▶ [PROBLEM]:
Return the listing below verbatim. Pictures do not belong in the copy.

▶ [DATA EXCERPT]:
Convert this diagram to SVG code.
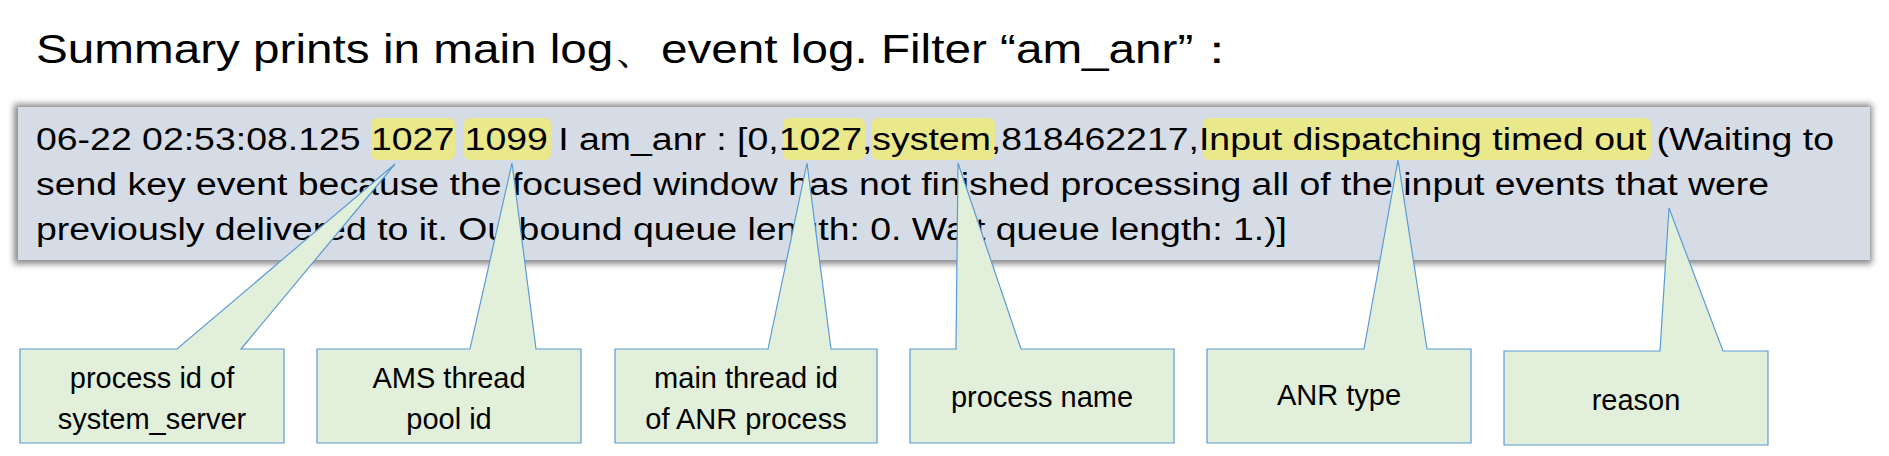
<svg xmlns="http://www.w3.org/2000/svg" width="1889" height="456" viewBox="0 0 1889 456">
<style>
text{font-family:"Liberation Sans",Arial,sans-serif;fill:#000}
.log{font-size:31px}
.lbl{font-size:29px;text-anchor:middle}
.hl{fill:#e9e88a}
.co{fill:#e2efda;stroke:#5b9bd5;stroke-width:1.2}
</style>
<defs><filter id="sh" x="-5%" y="-20%" width="110%" height="140%"><feGaussianBlur stdDeviation="3"/></filter></defs>
<text x="36" y="63" font-size="40" textLength="1205" lengthAdjust="spacingAndGlyphs">Summary prints in main log、event log. Filter “am_anr”：</text>
<g id="logbox">
<rect x="14" y="104" width="1858" height="160" fill="#888" filter="url(#sh)"/>
<rect x="18" y="107" width="1852" height="153" fill="#d6dce5"/>
<rect class="hl" x="371" y="118" width="84" height="42" rx="6"/>
<rect class="hl" x="464" y="118" width="87" height="42" rx="6"/>
<rect class="hl" x="783" y="118" width="82" height="42" rx="6"/>
<rect class="hl" x="872" y="118" width="123" height="42" rx="6"/>
<rect class="hl" x="1203" y="118" width="448" height="42" rx="6"/>
<text class="log" x="36" y="150" textLength="1798" lengthAdjust="spacingAndGlyphs">06-22 02:53:08.125 1027 1099 I am_anr : [0,1027,system,818462217,Input dispatching timed out (Waiting to</text>
<text class="log" x="36" y="195" textLength="1733" lengthAdjust="spacingAndGlyphs">send key event because the focused window has not finished processing all of the input events that were</text>
<text class="log" x="36" y="240" textLength="1251" lengthAdjust="spacingAndGlyphs">previously delivered to it. Outbound queue length: 0. Wait queue length: 1.)]</text>
</g>
<g id="connectors"></g>
<g id="n1"><path class="co" d="M20,349 L177,349 L395,164 L241,349 L284,349 L284,443 L20,443 Z"/>
<text class="lbl" x="152" y="388">process id of</text><text class="lbl" x="152" y="429">system_server</text></g>
<g id="n2"><path class="co" d="M317,349 L470,349 L512,163 L536,349 L581,349 L581,443 L317,443 Z"/>
<text class="lbl" x="449" y="388">AMS thread</text><text class="lbl" x="449" y="429">pool id</text></g>
<g id="n3"><path class="co" d="M615,349 L768,349 L807,163 L831,349 L877,349 L877,443 L615,443 Z"/>
<text class="lbl" x="746" y="388">main thread id</text><text class="lbl" x="746" y="429">of ANR process</text></g>
<g id="n4"><path class="co" d="M910,349 L956,349 L958,163 L1021,349 L1174,349 L1174,443 L910,443 Z"/>
<text class="lbl" x="1042" y="407">process name</text></g>
<g id="n5"><path class="co" d="M1207,349 L1364,349 L1398,160 L1427,349 L1471,349 L1471,443 L1207,443 Z"/>
<text class="lbl" x="1339" y="405">ANR type</text></g>
<g id="n6"><path class="co" d="M1504,351 L1660,351 L1669,208 L1723,351 L1768,351 L1768,445 L1504,445 Z"/>
<text class="lbl" x="1636" y="410">reason</text></g>
</svg>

▶ [EXPECTED ANSWER]:
Convert this diagram to SVG code.
<svg xmlns="http://www.w3.org/2000/svg" width="1889" height="456" viewBox="0 0 1889 456">
<style>
text{font-family:"Liberation Sans",Arial,sans-serif;fill:#000}
.log{font-size:31px}
.lbl{font-size:29px;text-anchor:middle}
.hl{fill:#e9e88a}
.co{fill:#e2efda;stroke:#5b9bd5;stroke-width:1.2}
</style>
<defs><filter id="sh" x="-5%" y="-20%" width="110%" height="140%"><feGaussianBlur stdDeviation="3"/></filter></defs>
<text x="36" y="63" font-size="40" textLength="1205" lengthAdjust="spacingAndGlyphs">Summary prints in main log、event log. Filter “am_anr”：</text>
<g id="logbox">
<rect x="14" y="104" width="1858" height="160" fill="#888" filter="url(#sh)"/>
<rect x="18" y="107" width="1852" height="153" fill="#d6dce5"/>
<rect class="hl" x="371" y="118" width="84" height="42" rx="6"/>
<rect class="hl" x="464" y="118" width="87" height="42" rx="6"/>
<rect class="hl" x="783" y="118" width="82" height="42" rx="6"/>
<rect class="hl" x="872" y="118" width="123" height="42" rx="6"/>
<rect class="hl" x="1203" y="118" width="448" height="42" rx="6"/>
<text class="log" x="36" y="150" textLength="1798" lengthAdjust="spacingAndGlyphs">06-22 02:53:08.125 1027 1099 I am_anr : [0,1027,system,818462217,Input dispatching timed out (Waiting to</text>
<text class="log" x="36" y="195" textLength="1733" lengthAdjust="spacingAndGlyphs">send key event because the focused window has not finished processing all of the input events that were</text>
<text class="log" x="36" y="240" textLength="1251" lengthAdjust="spacingAndGlyphs">previously delivered to it. Outbound queue length: 0. Wait queue length: 1.)]</text>
</g>
<g id="connectors"></g>
<g id="n1"><path class="co" d="M20,349 L177,349 L395,164 L241,349 L284,349 L284,443 L20,443 Z"/>
<text class="lbl" x="152" y="388">process id of</text><text class="lbl" x="152" y="429">system_server</text></g>
<g id="n2"><path class="co" d="M317,349 L470,349 L512,163 L536,349 L581,349 L581,443 L317,443 Z"/>
<text class="lbl" x="449" y="388">AMS thread</text><text class="lbl" x="449" y="429">pool id</text></g>
<g id="n3"><path class="co" d="M615,349 L768,349 L807,163 L831,349 L877,349 L877,443 L615,443 Z"/>
<text class="lbl" x="746" y="388">main thread id</text><text class="lbl" x="746" y="429">of ANR process</text></g>
<g id="n4"><path class="co" d="M910,349 L956,349 L958,163 L1021,349 L1174,349 L1174,443 L910,443 Z"/>
<text class="lbl" x="1042" y="407">process name</text></g>
<g id="n5"><path class="co" d="M1207,349 L1364,349 L1398,160 L1427,349 L1471,349 L1471,443 L1207,443 Z"/>
<text class="lbl" x="1339" y="405">ANR type</text></g>
<g id="n6"><path class="co" d="M1504,351 L1660,351 L1669,208 L1723,351 L1768,351 L1768,445 L1504,445 Z"/>
<text class="lbl" x="1636" y="410">reason</text></g>
</svg>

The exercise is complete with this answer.